§ **PROBLEM TO WORK ON**
Copy out all the data, word for word.

§ **SUPPLIED MATERIAL**
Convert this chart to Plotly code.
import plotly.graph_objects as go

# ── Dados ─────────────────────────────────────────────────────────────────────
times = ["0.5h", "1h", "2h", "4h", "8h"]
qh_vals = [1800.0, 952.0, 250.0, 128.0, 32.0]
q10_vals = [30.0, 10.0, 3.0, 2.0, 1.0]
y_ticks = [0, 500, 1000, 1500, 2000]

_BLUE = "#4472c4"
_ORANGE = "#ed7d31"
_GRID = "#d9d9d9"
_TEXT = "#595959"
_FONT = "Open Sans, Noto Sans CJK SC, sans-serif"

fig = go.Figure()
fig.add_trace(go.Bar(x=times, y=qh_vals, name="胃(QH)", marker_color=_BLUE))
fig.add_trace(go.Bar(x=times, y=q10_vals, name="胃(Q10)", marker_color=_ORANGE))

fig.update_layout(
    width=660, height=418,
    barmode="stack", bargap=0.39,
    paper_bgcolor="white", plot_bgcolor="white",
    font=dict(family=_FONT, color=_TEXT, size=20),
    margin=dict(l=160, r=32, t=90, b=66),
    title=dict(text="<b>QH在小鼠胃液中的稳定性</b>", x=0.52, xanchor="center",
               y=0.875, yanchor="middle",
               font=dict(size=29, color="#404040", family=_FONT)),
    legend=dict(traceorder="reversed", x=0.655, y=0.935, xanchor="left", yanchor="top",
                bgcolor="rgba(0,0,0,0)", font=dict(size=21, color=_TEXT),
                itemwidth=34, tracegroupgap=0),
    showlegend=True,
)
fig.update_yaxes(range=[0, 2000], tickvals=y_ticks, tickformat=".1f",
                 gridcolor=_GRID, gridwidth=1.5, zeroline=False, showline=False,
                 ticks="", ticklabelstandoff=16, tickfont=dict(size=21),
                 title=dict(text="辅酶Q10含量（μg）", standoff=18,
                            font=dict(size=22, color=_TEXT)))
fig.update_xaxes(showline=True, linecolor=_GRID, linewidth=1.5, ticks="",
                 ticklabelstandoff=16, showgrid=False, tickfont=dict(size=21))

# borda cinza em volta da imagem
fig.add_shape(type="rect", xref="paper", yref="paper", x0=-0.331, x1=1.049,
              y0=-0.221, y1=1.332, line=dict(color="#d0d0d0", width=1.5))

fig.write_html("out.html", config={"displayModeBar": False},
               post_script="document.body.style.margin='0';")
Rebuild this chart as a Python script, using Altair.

§ **COMPLETE RESPONSE**
Convert this chart to Plotly code.
import plotly.graph_objects as go

# ── Dados ─────────────────────────────────────────────────────────────────────
times = ["0.5h", "1h", "2h", "4h", "8h"]
qh_vals = [1800.0, 952.0, 250.0, 128.0, 32.0]
q10_vals = [30.0, 10.0, 3.0, 2.0, 1.0]
y_ticks = [0, 500, 1000, 1500, 2000]

_BLUE = "#4472c4"
_ORANGE = "#ed7d31"
_GRID = "#d9d9d9"
_TEXT = "#595959"
_FONT = "Open Sans, Noto Sans CJK SC, sans-serif"

fig = go.Figure()
fig.add_trace(go.Bar(x=times, y=qh_vals, name="胃(QH)", marker_color=_BLUE))
fig.add_trace(go.Bar(x=times, y=q10_vals, name="胃(Q10)", marker_color=_ORANGE))

fig.update_layout(
    width=660, height=418,
    barmode="stack", bargap=0.39,
    paper_bgcolor="white", plot_bgcolor="white",
    font=dict(family=_FONT, color=_TEXT, size=20),
    margin=dict(l=160, r=32, t=90, b=66),
    title=dict(text="<b>QH在小鼠胃液中的稳定性</b>", x=0.52, xanchor="center",
               y=0.875, yanchor="middle",
               font=dict(size=29, color="#404040", family=_FONT)),
    legend=dict(traceorder="reversed", x=0.655, y=0.935, xanchor="left", yanchor="top",
                bgcolor="rgba(0,0,0,0)", font=dict(size=21, color=_TEXT),
                itemwidth=34, tracegroupgap=0),
    showlegend=True,
)
fig.update_yaxes(range=[0, 2000], tickvals=y_ticks, tickformat=".1f",
                 gridcolor=_GRID, gridwidth=1.5, zeroline=False, showline=False,
                 ticks="", ticklabelstandoff=16, tickfont=dict(size=21),
                 title=dict(text="辅酶Q10含量（μg）", standoff=18,
                            font=dict(size=22, color=_TEXT)))
fig.update_xaxes(showline=True, linecolor=_GRID, linewidth=1.5, ticks="",
                 ticklabelstandoff=16, showgrid=False, tickfont=dict(size=21))

# borda cinza em volta da imagem
fig.add_shape(type="rect", xref="paper", yref="paper", x0=-0.331, x1=1.049,
              y0=-0.221, y1=1.332, line=dict(color="#d0d0d0", width=1.5))

fig.write_html("out.html", config={"displayModeBar": False},
               post_script="document.body.style.margin='0';")
Rebuild this chart as a Python script, using Altair.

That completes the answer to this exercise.